Mac OS X Panther for Unix Geeks

vndevice

Syntax

vndevice { attach shadow } device pathname vndevice detach device

Description

Attaches or detaches a virtual device node to or from a disk image file. (Note that the functionality of vndevice is incorporated within hdiutil .) Modifications to data on the attached disk image will instead be written to the virtual node, or shadow image , and subsequent access to that data will be from the shadow. This allows effective read/write access to data on a disk image that should not or cannot be modified.

Options/Usage

attach

Attaches a device node to a disk image designated by pathname .

detach

Detaches a device node from a disk image.

shadow

Associates an attached device node to a shadow disk image designated by pathname .

device

The device node filename; e.g., /dev/vn0 .

Examples

Create a disk image, attach a virtual device node to it, and mount it:

% hdiutil create test.dmg -volname test -size 5m -fs HFS+ -layout NONE % sudo vndevice attach /dev/vn0 test.dmg % mkdir mount_point % sudo mount -t hfs /dev/vn0 mount_point

Wait a minute, and then:

% touch mount_point/test_file % ls -l test.dmg

Note that the modification time on the disk image is current, reflecting the change you made by creating a test file.
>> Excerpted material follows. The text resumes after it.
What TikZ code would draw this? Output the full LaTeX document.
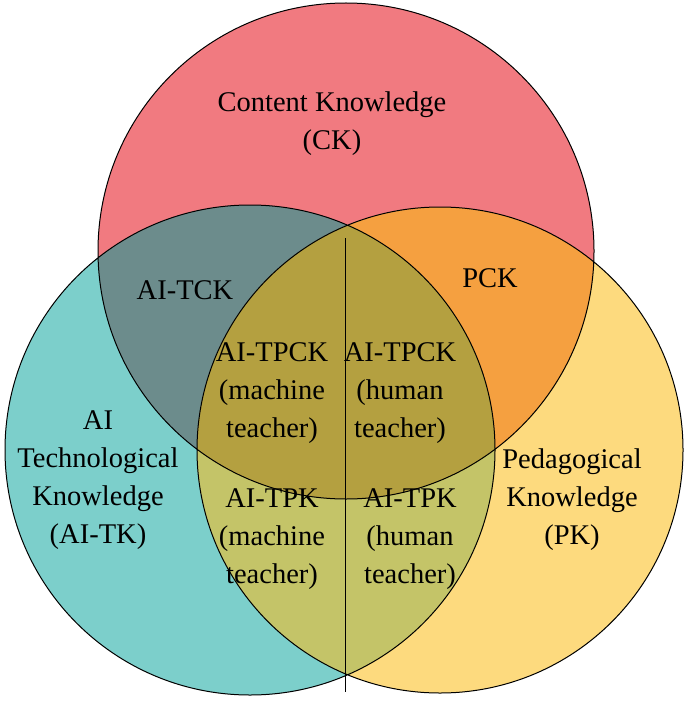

Now set up shadowing. Unmount the volume first, then create the shadow disk image, attach the virtual node to it, and mount it again:

% sudo umount /dev/vn0 % hdiutil create shadow.dmg -volname shadow -size 5m -fs HFS+ -layout NONE % sudo vndevice shadow /dev/vn0 shadow.dmg % sudo mount -t hfs /dev/vn0 mount_point

Wait a minute, and then:

% rm mount_point/test_file % ls -l test.dmg; ls -l shadow.dmg

The modification time on the test image wasn't updated, but the shadow image reflects the change you just made, indicating that writes are being passed through to the shadow.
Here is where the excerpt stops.